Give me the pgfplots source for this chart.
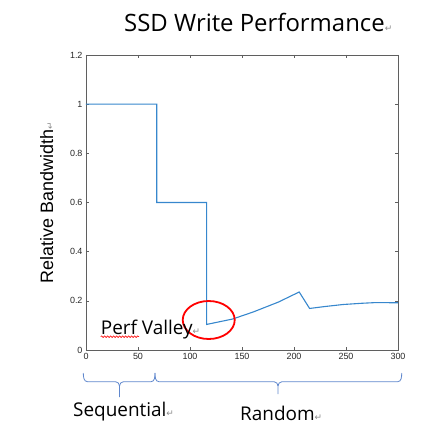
\documentclass[border=0pt]{standalone}
\usepackage{pgfplots}
\pgfplotsset{compat=1.18}
\usepackage{fontspec}
\setmainfont{Liberation Sans}
\newfontfamily\ofont{Open Sans}
\newfontfamily\djv{DejaVu Sans}
\usetikzlibrary{decorations.pathmorphing}
\definecolor{lineblue}{RGB}{55,135,205}
\definecolor{braceblue}{RGB}{95,135,205}
\definecolor{axgray}{RGB}{95,95,95}
\definecolor{lblgray}{RGB}{40,40,40}
\newcommand\parmark{{\djv\fontsize{9}{9}\selectfont\color{gray!90}↵}}
\begin{document}
\begin{tikzpicture}
\useasboundingbox (-86bp,-89bp) rectangle (358bp,350bp);
\begin{axis}[
  scale only axis, width=312bp, height=295bp,
  at={(0bp,0bp)}, anchor=south west,
  xmin=0, xmax=300, ymin=0, ymax=1.2,
  xtick={0,50,...,300},
  ytick={0,0.2,0.4,0.6,0.8,1,1.2},
  tick align=inside,
  major tick length=3bp,
  axis line style={axgray, line width=0.7bp},
  tick style={axgray, line width=0.6bp},
  tick label style={font=\fontsize{9}{10}\selectfont, text=lblgray},
  /pgf/number format/assume math mode=true,
  ylabel={Relative Bandwidth\parmark},
  ylabel style={at={(axis description cs:-0.105,0.5)}, anchor=base, font=\fontsize{18}{20}\selectfont},
  clip=false,
]
\addplot[lineblue, line width=1.1bp, mark=none] coordinates {
  (0,1) (68,1) (68,0.6) (116,0.6) (116,0.104)
  (141,0.126) (161,0.155) (185,0.195) (205,0.236)
  (215,0.169) (230,0.177) (247,0.185) (265,0.190) (279,0.193) (300,0.192)
};
\draw[red, line width=1.8bp] (axis cs:118,0.122) ellipse [x radius=26bp, y radius=19bp];
\end{axis}
% annotations
\node[anchor=base west, inner sep=0] at (38bp,318bp) {\ofont\fontsize{24}{28}\selectfont SSD Write Performance\parmark};
\node[anchor=base west, inner sep=0] at (14.7bp,16bp) {\ofont\fontsize{19}{22}\selectfont Perf Valley\parmark};
\draw[red, line width=0.6bp, decorate, decoration={snake, amplitude=0.8bp, segment length=3bp}] (14.7bp,13.3bp) -- (53bp,13.3bp);
\node[anchor=base west, inner sep=0] at (-13bp,-66.7bp) {\ofont\fontsize{19}{22}\selectfont Sequential\parmark};
\node[anchor=base west, inner sep=0] at (154bp,-70.7bp) {\ofont\fontsize{19}{22}\selectfont Random\parmark};
% braces
\draw[braceblue, line width=0.8bp] (-2.7bp,-23bp) to[out=-90,in=180] (1.5bp,-31.7bp) -- (29.5bp,-31.7bp) to[out=0,in=90] (33.5bp,-36bp) -- (33.5bp,-47bp);
\draw[braceblue, line width=0.8bp] (33.5bp,-36bp) to[out=90,in=180] (37.5bp,-31.7bp) -- (65bp,-31.7bp) to[out=0,in=-90] (69bp,-23bp);
\draw[braceblue, line width=0.8bp] (69bp,-23bp) to[out=-90,in=180] (73bp,-31.7bp) -- (188bp,-31.7bp) to[out=0,in=90] (192bp,-36bp) -- (192bp,-44bp);
\draw[braceblue, line width=0.8bp] (192bp,-36bp) to[out=90,in=180] (196bp,-31.7bp) -- (311.7bp,-31.7bp) to[out=0,in=-90] (315.7bp,-23bp);
\end{tikzpicture}
\end{document}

__Your goal__. Please write out all of the material above without changing a word, and omit any pictures.

__Written response__.
Give me the pgfplots source for this chart.
\documentclass[border=0pt]{standalone}
\usepackage{pgfplots}
\pgfplotsset{compat=1.18}
\usepackage{fontspec}
\setmainfont{Liberation Sans}
\newfontfamily\ofont{Open Sans}
\newfontfamily\djv{DejaVu Sans}
\usetikzlibrary{decorations.pathmorphing}
\definecolor{lineblue}{RGB}{55,135,205}
\definecolor{braceblue}{RGB}{95,135,205}
\definecolor{axgray}{RGB}{95,95,95}
\definecolor{lblgray}{RGB}{40,40,40}
\newcommand\parmark{{\djv\fontsize{9}{9}\selectfont\color{gray!90}↵}}
\begin{document}
\begin{tikzpicture}
\useasboundingbox (-86bp,-89bp) rectangle (358bp,350bp);
\begin{axis}[
  scale only axis, width=312bp, height=295bp,
  at={(0bp,0bp)}, anchor=south west,
  xmin=0, xmax=300, ymin=0, ymax=1.2,
  xtick={0,50,...,300},
  ytick={0,0.2,0.4,0.6,0.8,1,1.2},
  tick align=inside,
  major tick length=3bp,
  axis line style={axgray, line width=0.7bp},
  tick style={axgray, line width=0.6bp},
  tick label style={font=\fontsize{9}{10}\selectfont, text=lblgray},
  /pgf/number format/assume math mode=true,
  ylabel={Relative Bandwidth\parmark},
  ylabel style={at={(axis description cs:-0.105,0.5)}, anchor=base, font=\fontsize{18}{20}\selectfont},
  clip=false,
]
\addplot[lineblue, line width=1.1bp, mark=none] coordinates {
  (0,1) (68,1) (68,0.6) (116,0.6) (116,0.104)
  (141,0.126) (161,0.155) (185,0.195) (205,0.236)
  (215,0.169) (230,0.177) (247,0.185) (265,0.190) (279,0.193) (300,0.192)
};
\draw[red, line width=1.8bp] (axis cs:118,0.122) ellipse [x radius=26bp, y radius=19bp];
\end{axis}
% annotations
\node[anchor=base west, inner sep=0] at (38bp,318bp) {\ofont\fontsize{24}{28}\selectfont SSD Write Performance\parmark};
\node[anchor=base west, inner sep=0] at (14.7bp,16bp) {\ofont\fontsize{19}{22}\selectfont Perf Valley\parmark};
\draw[red, line width=0.6bp, decorate, decoration={snake, amplitude=0.8bp, segment length=3bp}] (14.7bp,13.3bp) -- (53bp,13.3bp);
\node[anchor=base west, inner sep=0] at (-13bp,-66.7bp) {\ofont\fontsize{19}{22}\selectfont Sequential\parmark};
\node[anchor=base west, inner sep=0] at (154bp,-70.7bp) {\ofont\fontsize{19}{22}\selectfont Random\parmark};
% braces
\draw[braceblue, line width=0.8bp] (-2.7bp,-23bp) to[out=-90,in=180] (1.5bp,-31.7bp) -- (29.5bp,-31.7bp) to[out=0,in=90] (33.5bp,-36bp) -- (33.5bp,-47bp);
\draw[braceblue, line width=0.8bp] (33.5bp,-36bp) to[out=90,in=180] (37.5bp,-31.7bp) -- (65bp,-31.7bp) to[out=0,in=-90] (69bp,-23bp);
\draw[braceblue, line width=0.8bp] (69bp,-23bp) to[out=-90,in=180] (73bp,-31.7bp) -- (188bp,-31.7bp) to[out=0,in=90] (192bp,-36bp) -- (192bp,-44bp);
\draw[braceblue, line width=0.8bp] (192bp,-36bp) to[out=90,in=180] (196bp,-31.7bp) -- (311.7bp,-31.7bp) to[out=0,in=-90] (315.7bp,-23bp);
\end{tikzpicture}
\end{document}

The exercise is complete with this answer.